Foto: Borges Nhamire
4 de junho de 2018
Ainda se "festejava" os avanços na investigação das autoridades, e consequente abate dos suspeitos quando, a 4 e 7 de junho, se registaram novos incêndios nas aldeias de Naunde e Namaluco. Sete pessoas morreram e quatro ficaram feridas. Foram ainda destruídas 164 casas e quatro viaturas. O mesmo cenário voltou a repetir-se a 22 de junho: um novo ataque na aldeia de Maganja matou cinco pessoas.
Foto: Privat
29 de junho de 2018
Fortemente criticado por não se ter ainda pronunciado acerca dos ataques, o Presidente moçambicano Filipe Nyusi resolve fazê-lo, em Palma, perante um mar de gente. Oito meses e 33 mortos [25 vítimas dos ataques e oito supostos atacantes] depois... Em Cabo Delgado, Nyusi prometeu proteção aos cidadãos e convidou os atacantes a dialogar consigo, de forma a resolver as suas "insatisfações".
Foto: privat
Agosto de 2018
Depois de, em julho, um novo ataque à aldeia de Macanca - Nhica do Rovuma, em Palma, ter feito mais quatro mortos, Filipe Nyusi desafiou, a 16 de agosto, os oficiais promovidos no exército, por indicação da RENAMO, a usarem a sua experiência no combate contra estes grupos armados que, mais tarde, a 24 do mesmo mês, tirariam a vida a mais duas pessoas, na aldeia de Cobre, distrito de Macomia.

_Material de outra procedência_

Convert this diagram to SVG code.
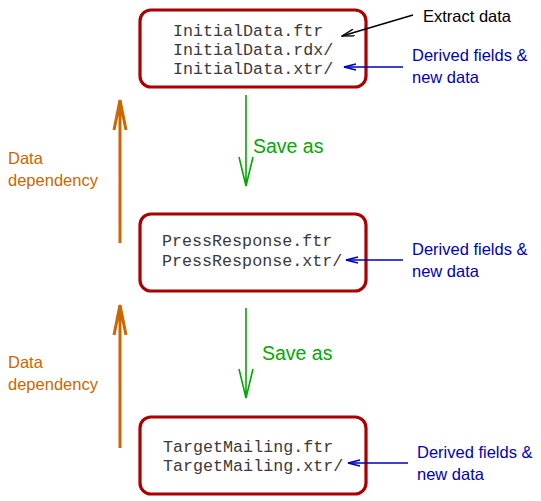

Foto: Jinty Jackson/AFP/Getty Images
Setembro de 2018
Setembro de 2018 voltava a ser um mês negro no norte de Moçambique. Ataques nas aldeias de Mocímboa da Praia, Ntoni e Ilala, em Macomia, deixaram pelo menos 15 mortos e dezenas de casas destruídas. No final do mês, o ministro da Defesa, Atanásio Mtumuke, afirmou que os homens armados responsáveis pelos ataques seriam "jovens expulsos de casa pelos pais".
Foto: Privat
Outubro de 2018
Um ano após o início dos ataques em Cabo Delgado, a polícia informou que os mais de 40 ataques ocorridos, haviam feito 90 mortos, 67 feridos e destruído milhares de casas. Foi também por esta altura que Filipe Nyusi anunciou a detenção de um cidadão estrangeiro suspeito de recrutar jovens para atacar as aldeias. No final do mês, começaram a ser julgados 180 suspeitos de envolvimento nos ataques.
Foto: privat
Novembro de 2018
Novos relatos de mortes macabras surgem na imprensa. Seis pessoas foram encontradas mortas com sinais de agressão com catana na aldeia de Pundanhar, em Palma. Dias depois, o cenário repetiu-se nas aldeias de Chicuaia Velha, Lukwamba e Litingina, distrito de Nangade. Balanço: 11 mortos. Em Pemba, o embaixador da União Europeia oferecia ajuda ao país.
Foto: Privat
6 de dezembro de 2018
A população do distrito de Nangade terá feito justiça pelas próprias mãos e morto três homens envolvidos nos ataques. Na altura, à DW, David Machimbuko, administrador do distrito de Palma, deu conta que "depois de um ataque, a população insurgiu-se e acabou por atingir alguns deles". Entretanto, o Ministério Público juntou mais nomes à lista dos arguidos neste caso. Entre eles está Andre Hanekom.
Foto: DW/N. Issufo
16 de dezembro de 2018
A 16 de dezembro, e após mais um ataque armado no distrito de Palma, que matou seis pessoas, entre as quais uma criança, Moçambique e Tanzânia anunciaram uma união de esforços no combate aos crimes transfronteiriços. 2018 chegava assim ao fim sem uma solução à vista para os ataques que já haviam feito, pelo menos, 115 mortos. O julgamento dos já acusados de envolvimento nos ataques continua.
Foto: privat
Janeiro de 2019
O novo ano não começou da melhor forma. Sete pessoas morreram quando um grupo armado intercetou uma carrinha de caixa aberta que transportava passageiros entre Palma e Mpundanhar. Na semana seguinte, outras sete pessoas foram assassinadas a tiro no Posto Administrativo de Ulumbi. Um comerciante foi ainda decapitado em Maganja, distrito de Palma, no passado dia 20.